Matisse created the stained glass windows inside as well as ceramic murals and a blue and white pattern on the roof of the chapel. The windows are made up of ultramarine blue and yellow, comprising of natural leaf and geometric patterns in his notorious ‘cut-out’ style. Matisse told his grandson that what pleased him the most was the intensity of the clear blue in the chapel, that he had seen before only in the “glint of a butterfly’s wing, and in the pure blue flame of burning sulphur.” And added that…”Pure colours… have in themselves, independently of the objects they serve to express, a significant action on the feelings of those who look at them… Simple colours can act upon the inner feelings with ore force, the simpler they are. A blue for example accompanied by the brilliance of its complimentaries, acts upon the feelings like an energetic blow on a gong.” Henri Matisse
“A blue…accompanied by the brilliance of its complimentaries, acts upon the feelings like an energetic blow on a gong.” Henri Matisse
The German designer Johannes Schreiter created specifically white and blue stained glass windows for some churches in Germany. Blue was chosen as the predominant colour for many of his geometric windows for his belief in its ability to create an atmosphere of tranquillity and to suggest sense of infinity and the ‘beyond’, much like Yves Klein’s thoughts on the colour.

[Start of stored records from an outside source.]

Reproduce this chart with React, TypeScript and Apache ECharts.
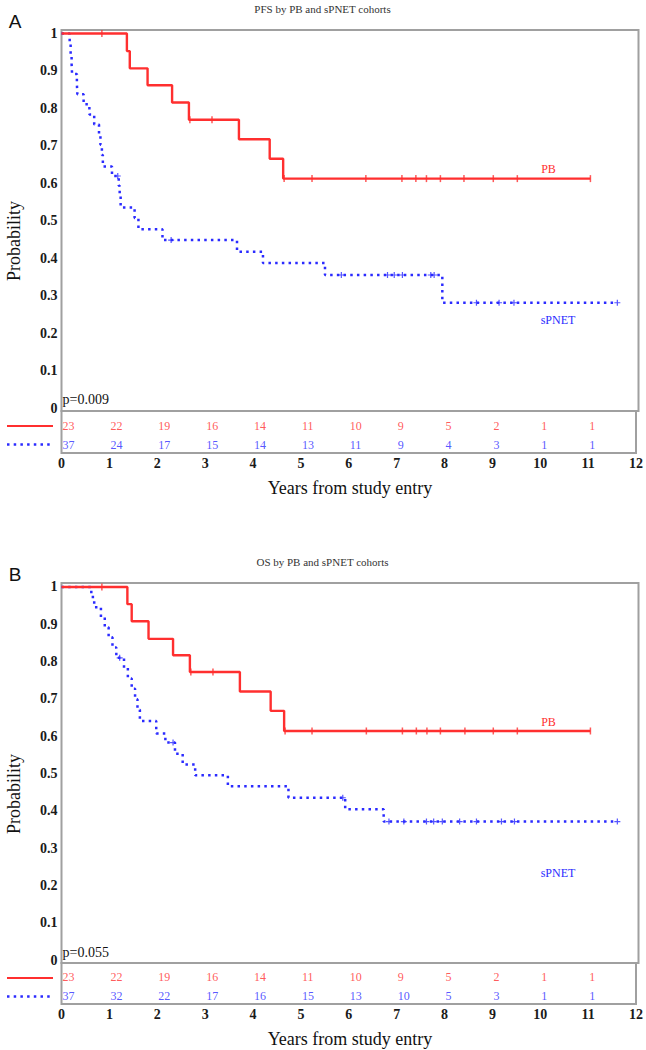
import React, { useEffect, useRef } from "react";
import * as echarts from "echarts";

// ---------- data ----------
const riskYears = [0, 1, 2, 3, 4, 5, 6, 7, 8, 9, 10, 11];
const yTickValues = [0, 0.1, 0.2, 0.3, 0.4, 0.5, 0.6, 0.7, 0.8, 0.9, 1];
const xTickValues = [0, 1, 2, 3, 4, 5, 6, 7, 8, 9, 10, 11, 12];

// PFS – PB cohort
const pfsPBTimes = [1.36, 1.42, 1.79, 2.3, 2.65, 3.69, 4.33, 4.61];
const pfsPBSurv = [0.953, 0.907, 0.862, 0.816, 0.77, 0.718, 0.666, 0.613];
const pfsPBCensor = [0.84, 2.67, 3.13, 4.63, 5.21, 6.33, 7.08, 7.37, 7.59, 7.88, 8.37, 8.98, 9.48, 11.0];
const pfsPBEnd = 11.0;

// PFS – sPNET cohort
const pfsSPTimes = [0.17, 0.19, 0.21, 0.22, 0.32, 0.33, 0.46, 0.58, 0.68, 0.78, 0.81, 0.84, 0.86, 1.05, 1.19, 1.21, 1.23, 1.52, 1.6, 2.1, 3.65, 4.19, 5.48, 7.92];
const pfsSPSurv = [0.973, 0.946, 0.919, 0.892, 0.865, 0.838, 0.811, 0.784, 0.757, 0.73, 0.703, 0.676, 0.645, 0.62, 0.594, 0.566, 0.536, 0.508, 0.478, 0.449, 0.418, 0.388, 0.356, 0.282];
const pfsSPCensor = [1.17, 2.28, 5.82, 6.78, 6.92, 7.09, 7.68, 7.75, 8.63, 9.1, 9.41, 11.56];
const pfsSPEnd = 11.56;

// OS – PB cohort
const osPBTimes = [1.37, 1.46, 1.81, 2.32, 2.67, 3.71, 4.35, 4.63];
const osPBSurv = [0.954, 0.908, 0.861, 0.817, 0.772, 0.72, 0.668, 0.614];
const osPBCensor = [0.84, 2.69, 3.15, 4.65, 5.21, 6.34, 7.09, 7.38, 7.6, 7.88, 8.39, 8.98, 9.48, 11.0];
const osPBEnd = 11.0;

// OS – sPNET cohort
const osSPTimes = [0.62, 0.68, 0.82, 0.9, 0.98, 1.06, 1.14, 1.3, 1.38, 1.46, 1.53, 1.58, 1.63, 1.97, 2.16, 2.36, 2.52, 2.78, 3.46, 4.72, 5.9, 6.7];
const osSPSurv = [0.973, 0.946, 0.919, 0.892, 0.865, 0.838, 0.81, 0.783, 0.755, 0.727, 0.699, 0.671, 0.641, 0.607, 0.583, 0.553, 0.524, 0.495, 0.466, 0.435, 0.404, 0.371];
const osSPCensor = [1.21, 2.32, 5.85, 6.81, 7.12, 7.59, 7.74, 7.92, 8.28, 8.63, 9.15, 9.42, 11.56];
const osSPEnd = 11.56;

// numbers at risk
const pfsRiskPB = [23, 22, 19, 16, 14, 11, 10, 9, 5, 2, 1, 1];
const pfsRiskSP = [37, 24, 17, 15, 14, 13, 11, 9, 4, 3, 1, 1];
const osRiskPB = [23, 22, 19, 16, 14, 11, 10, 9, 5, 2, 1, 1];
const osRiskSP = [37, 32, 22, 17, 16, 15, 13, 10, 5, 3, 1, 1];

const pValues = ["p=0.009", "p=0.055"];
const titles = ["PFS by PB and sPNET cohorts", "OS by PB and sPNET cohorts"];
const panelLetters = ["A", "B"];

// ---------- style ----------
const RED = "#ff2f2f";
const BLUE = "#2b2bff";
const FRAME = "#a0a0a0";
const SERIF = "'Liberation Serif', 'DejaVu Serif', serif";
const SANS = "'Liberation Sans', Arial, sans-serif";

function stepData(times: number[], surv: number[], end: number) {
  const d: number[][] = [[0, 1]];
  times.forEach((t, i) => d.push([t, surv[i]]));
  d.push([end, surv[surv.length - 1]]);
  return d;
}
function survAt(times: number[], surv: number[], t: number) {
  let s = 1;
  for (let i = 0; i < times.length; i++) if (times[i] <= t) s = surv[i];
  return s;
}

const PLUS = "path://M2,0h1v2h2v1h-2v2h-1v-2h-2v-1h2z";

export default function App() {
  const ref = useRef<HTMLDivElement>(null);
  useEffect(() => {
    if (!ref.current) return;
    const chart = echarts.init(ref.current, undefined, { renderer: "svg" });

    const panels = [
      { top: 30, h: 381, rh: 42, yMin: -0.0067, yMax: 1.0093,
        pb: [pfsPBTimes, pfsPBSurv, pfsPBCensor, pfsPBEnd], sp: [pfsSPTimes, pfsSPSurv, pfsSPCensor, pfsSPEnd],
        rPB: pfsRiskPB, rSP: pfsRiskSP },
      { top: 583, h: 380, rh: 41, yMin: -0.008, yMax: 1.0107,
        pb: [osPBTimes, osPBSurv, osPBCensor, osPBEnd], sp: [osSPTimes, osSPSurv, osSPCensor, osSPEnd],
        rPB: osRiskPB, rSP: osRiskSP },
    ];
    const LEFT = 61.5, WIDTH = 577;

    const grid: any[] = [], xAxis: any[] = [], yAxis: any[] = [], series: any[] = [], graphic: any[] = [];
    panels.forEach((p: any, k) => {
      const gi = k * 2;
      grid.push({ left: LEFT, top: p.top, width: WIDTH, height: p.h, show: true, borderColor: FRAME, borderWidth: 2, backgroundColor: "transparent" });
      grid.push({ left: LEFT, top: p.top + p.h, width: WIDTH, height: p.rh, show: true, borderColor: FRAME, borderWidth: 2, backgroundColor: "transparent" });
      xAxis.push({ type: "value", gridIndex: gi, min: 0, max: 12, interval: 1, axisLine: { show: false }, axisTick: { show: false }, axisLabel: { show: false }, splitLine: { show: false } });
      xAxis.push({ type: "value", gridIndex: gi + 1, min: 0, max: 12, interval: 1, axisLine: { show: false }, axisTick: { show: false }, splitLine: { show: false },
        axisLabel: { show: true, margin: 3, color: "#1a1a1a", fontFamily: SERIF, fontSize: 14, fontWeight: "bold", customValues: xTickValues, formatter: (v: number) => String(Math.round(v)) } });
      yAxis.push({ type: "value", gridIndex: gi, min: p.yMin, max: p.yMax, axisLine: { show: false }, axisTick: { show: false }, splitLine: { show: false },
        axisLabel: { show: true, margin: 4, color: "#1a1a1a", fontFamily: SERIF, fontSize: 14, fontWeight: "bold", customValues: yTickValues,
          formatter: (v: number) => { const r = Math.round(v * 10) / 10; return r === 0 ? "0" : r === 1 ? "1" : r.toFixed(1); } } });
      yAxis.push({ type: "value", gridIndex: gi + 1, min: 0, max: 1, inverse: true, show: false });

      const [pbT, pbS, pbC, pbE] = p.pb;
      const [spT, spS, spC, spE] = p.sp;
      series.push({ type: "line", xAxisIndex: gi, yAxisIndex: gi, step: "end", symbol: "none", data: stepData(spT, spS, spE),
        lineStyle: { color: BLUE, width: 2.5, type: [2.5, 4.2] }, silent: true, z: 2 });
      series.push({ type: "line", xAxisIndex: gi, yAxisIndex: gi, step: "end", symbol: "none", data: stepData(pbT, pbS, pbE),
        lineStyle: { color: RED, width: 2.4 }, silent: true, z: 3 });
      series.push({ type: "scatter", xAxisIndex: gi, yAxisIndex: gi, symbol: "rect", symbolSize: [1.5, 7],
        data: pbC.map((t: number) => [t, survAt(pbT, pbS, t)]), itemStyle: { color: RED }, silent: true, z: 4 });
      series.push({ type: "scatter", xAxisIndex: gi, yAxisIndex: gi, symbol: PLUS, symbolSize: [6, 6],
        data: spC.map((t: number) => [t, survAt(spT, spS, t)]), itemStyle: { color: BLUE }, silent: true, z: 4 });
      const riskLabel = (color: string) => ({ show: true, position: "right", distance: 1, color, fontFamily: SERIF, fontSize: 12,
        formatter: (q: any) => String(q.value[2]) });
      series.push({ type: "scatter", xAxisIndex: gi + 1, yAxisIndex: gi + 1, symbolSize: 0,
        data: riskYears.map((y, i) => [y, 0.35, p.rPB[i]]), label: riskLabel(RED), silent: true });
      series.push({ type: "scatter", xAxisIndex: gi + 1, yAxisIndex: gi + 1, symbolSize: 0,
        data: riskYears.map((y, i) => [y, 0.8, p.rSP[i]]), label: riskLabel(BLUE), silent: true });

      const txt = (text: string, x: number, y: number, font: string, fill: string, align = "center", extra: any = {}) => ({
        type: "text", x, y, silent: true, ...extra,
        style: { text, font, fill, align, textAlign: align, verticalAlign: "middle", textVerticalAlign: "middle" },
      });
      const top = p.top;
      graphic.push(txt(titles[k], 322.5, top - 21.5, `11px ${SERIF}`, "#333"));
      graphic.push(txt(panelLetters[k], 15, top - 9, `19px ${SANS}`, "#111"));
      graphic.push(txt("Probability", 14, top + 211, `18px ${SERIF}`, "#111", "center", { rotation: Math.PI / 2 }));
      graphic.push(txt(pValues[k], 62.5, top + 369, `14px ${SERIF}`, "#111", "left"));
      graphic.push(txt("PB", 548.5, top + 138.5, `12px ${SERIF}`, RED));
      graphic.push(txt("sPNET", 558, top + 290, `12px ${SERIF}`, BLUE));
      const bottom = top + p.h + p.rh;
      graphic.push(txt("Years from study entry", 350, bottom + 35, `18px ${SERIF}`, "#111"));
      const ry = top + p.h;
      graphic.push({ type: "line", silent: true, shape: { x1: 7, y1: ry + 15, x2: 53, y2: ry + 15 }, style: { stroke: RED, lineWidth: 2.2 } });
      graphic.push({ type: "line", silent: true, shape: { x1: 7, y1: ry + 33.5, x2: 53, y2: ry + 33.5 }, style: { stroke: BLUE, lineWidth: 2.5, lineDash: [2.5, 4.2] } });
    });

    chart.setOption({
      animation: false,
      backgroundColor: "#ffffff",
      grid, xAxis, yAxis, series, graphic,
    });
    return () => chart.dispose();
  }, []);
  return <div ref={ref} style={{ position: "absolute", left: 0, top: 0, width: 646, height: 1050, background: "#fff" }} />;
}
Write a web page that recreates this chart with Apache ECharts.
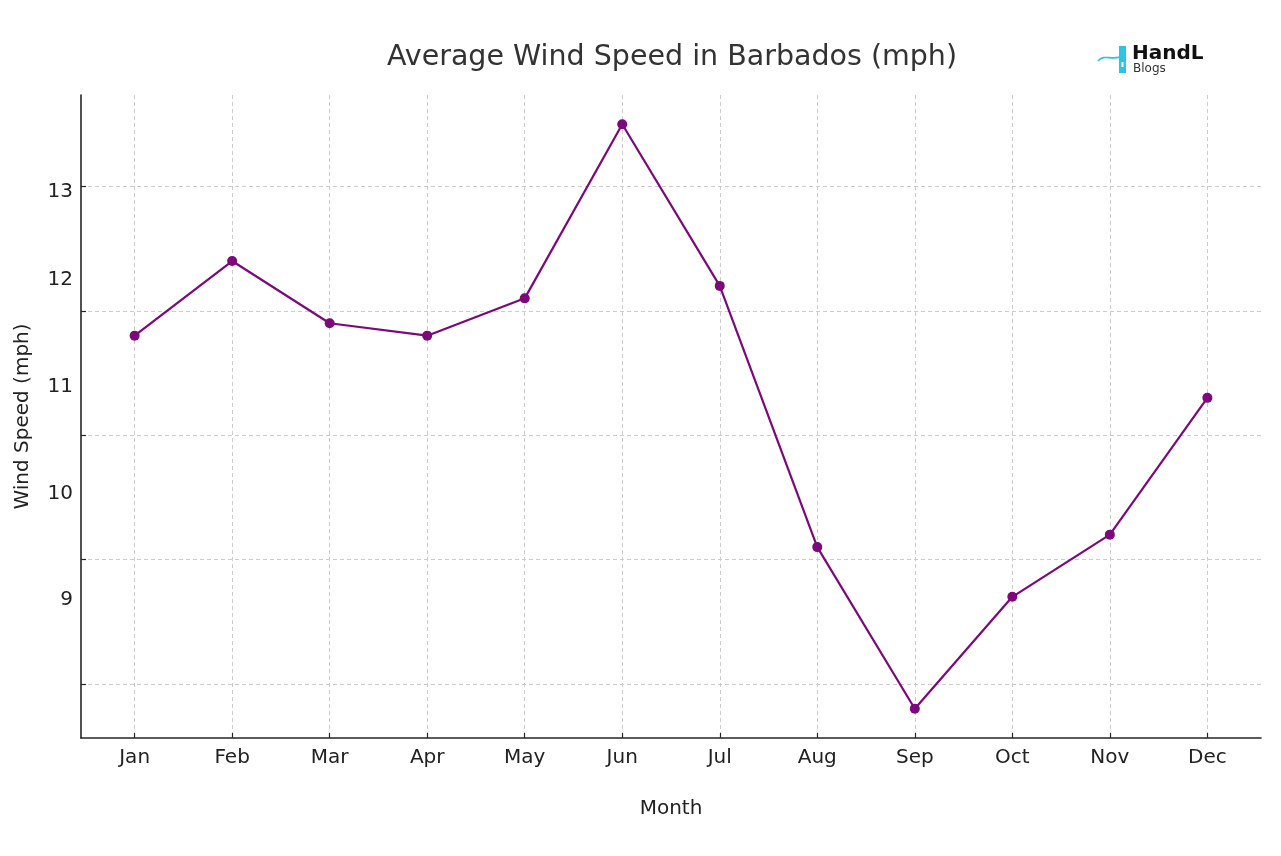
<!DOCTYPE html>
<html>
<head>
<meta charset="utf-8">
<title>Average Wind Speed in Barbados</title>
<script src="https://cdn.jsdelivr.net/npm/echarts@6/dist/echarts.min.js"></script>
<style>
  html, body { margin: 0; padding: 0; background: #ffffff; }
  #chart { width: 1281px; height: 856px; }
</style>
</head>
<body>
<div id="chart"></div>
<script>
const months = ['Jan', 'Feb', 'Mar', 'Apr', 'May', 'Jun', 'Jul', 'Aug', 'Sep', 'Oct', 'Nov', 'Dec'];
const windSpeed = [11.8, 12.4, 11.9, 11.8, 12.1, 13.5, 12.2, 10.1, 8.8, 9.7, 10.2, 11.3];

// gridlines / tick marks
const yTicks = [9, 10, 11, 12, 13];
// the labels in the source don't sit on the gridlines, so they get their own values
const yTickLabels = ['9', '10', '11', '12', '13'];
const yLabelAt = [9.68, 10.53, 11.39, 12.25, 12.96];

const FONT = 'DejaVu Sans';
const LINE_COLOR = '#7c087c';
const AXIS_COLOR = '#262626';

const chart = echarts.init(document.getElementById('chart'), null, { renderer: 'canvas' });

// matplotlib-like 5% margins around the data
const lo = Math.min(...windSpeed);
const hi = Math.max(...windSpeed);
const pad = (hi - lo) * 0.05;
const xPad = (months.length - 1) * 0.05;

const monthIdx = months.map((m, i) => i);

const option = {
  backgroundColor: '#ffffff',
  animation: false,
  title: {
    text: 'Average Wind Speed in Barbados (mph)',
    left: 667,
    top: 38,
    textAlign: 'center',
    textStyle: {
      fontFamily: FONT,
      fontSize: 28.5,
      fontWeight: 'normal',
      color: '#333333',
    },
  },
  grid: {
    left: 81,
    right: 20,
    top: 95,
    bottom: 118,
    outerBoundsMode: 'none',
  },
  xAxis: {
    type: 'value',
    min: -xPad,
    max: months.length - 1 + xPad,
    name: 'Month',
    nameLocation: 'middle',
    nameGap: 61,
    nameTextStyle: { fontFamily: FONT, fontSize: 20, color: '#222222' },
    axisLine: { show: true, onZero: false, lineStyle: { color: AXIS_COLOR, width: 1.6 } },
    axisTick: {
      show: true,
      inside: true,
      length: 5,
      customValues: monthIdx,
      lineStyle: { color: AXIS_COLOR, width: 1.2 },
    },
    axisLabel: {
      customValues: monthIdx,
      margin: 10,
      fontFamily: FONT,
      fontSize: 20,
      color: '#222222',
      formatter: (v) => months[Math.round(v)],
    },
    splitLine: {
      show: true,
      lineStyle: { color: '#cccccc', width: 1, type: [4, 3] },
    },
  },
  yAxis: {
    type: 'value',
    min: lo - pad,
    max: hi + pad,
    name: 'Wind Speed (mph)',
    nameLocation: 'middle',
    nameGap: 48,
    nameTextStyle: { fontFamily: FONT, fontSize: 20, color: '#222222' },
    axisLine: { show: true, onZero: false, lineStyle: { color: AXIS_COLOR, width: 1.6 } },
    axisTick: {
      show: true,
      inside: true,
      length: 5,
      customValues: yTicks,
      lineStyle: { color: AXIS_COLOR, width: 1.2 },
    },
    axisLabel: {
      customValues: yLabelAt,
      margin: 8,
      fontFamily: FONT,
      fontSize: 20,
      color: '#222222',
      formatter: (v) => {
        const i = yLabelAt.findIndex((a) => Math.abs(a - v) < 1e-6);
        return i >= 0 ? yTickLabels[i] : '';
      },
    },
    splitLine: {
      show: true,
      lineStyle: { color: '#cccccc', width: 1, type: [4, 3] },
    },
  },
  series: [
    {
      type: 'line',
      data: windSpeed.map((v, i) => [i, v]),
      symbol: 'circle',
      symbolSize: 10,
      itemStyle: { color: LINE_COLOR },
      lineStyle: { color: LINE_COLOR, width: 2.2 },
    },
  ],
  // HandL Blogs logo, top right
  graphic: [
    {
      type: 'bezierCurve',
      shape: { x1: 1098, y1: 61, x2: 1120, y2: 57, cpx1: 1104, cpy1: 54, cpx2: 1110, cpy2: 60 },
      style: { stroke: '#2bc4e4', lineWidth: 1.6, fill: null },
    },
    {
      type: 'rect',
      shape: { x: 1119, y: 46, width: 7, height: 27 },
      style: { fill: '#2bc4e4' },
    },
    {
      type: 'rect',
      shape: { x: 1121.5, y: 62, width: 2, height: 5 },
      style: { fill: '#ffffff' },
    },
    {
      type: 'text',
      x: 1132,
      y: 44,
      style: { text: 'HandL', fontFamily: FONT, fontSize: 20, fontWeight: 'bold', fill: '#111111' },
    },
    {
      type: 'text',
      x: 1133,
      y: 63,
      style: { text: 'Blogs', fontFamily: FONT, fontSize: 12, fill: '#333333' },
    },
  ],
};

chart.setOption(option);
</script>
</body>
</html>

It seems that both Medieval and contemporary stained glass artists intended their windows to emotionally move and inspire visitors. Like Matisse said, he wanted visitors upon ‘entering the chapel to feel themselves purified and lightened of their burdens’. To many, blue was seen as the supreme colour for stained glass due to a belief in its divine and spiritual qualities.
Yet, whether religious or not, the light coming through these windows would bathe people in bold and vibrant colour reflections, from light streaming through the colourful glass onto the bodies of the viewer and the interior of the building, offering a moment of calm within the hurly burly of life…or the hurly burly of Christmas preparations!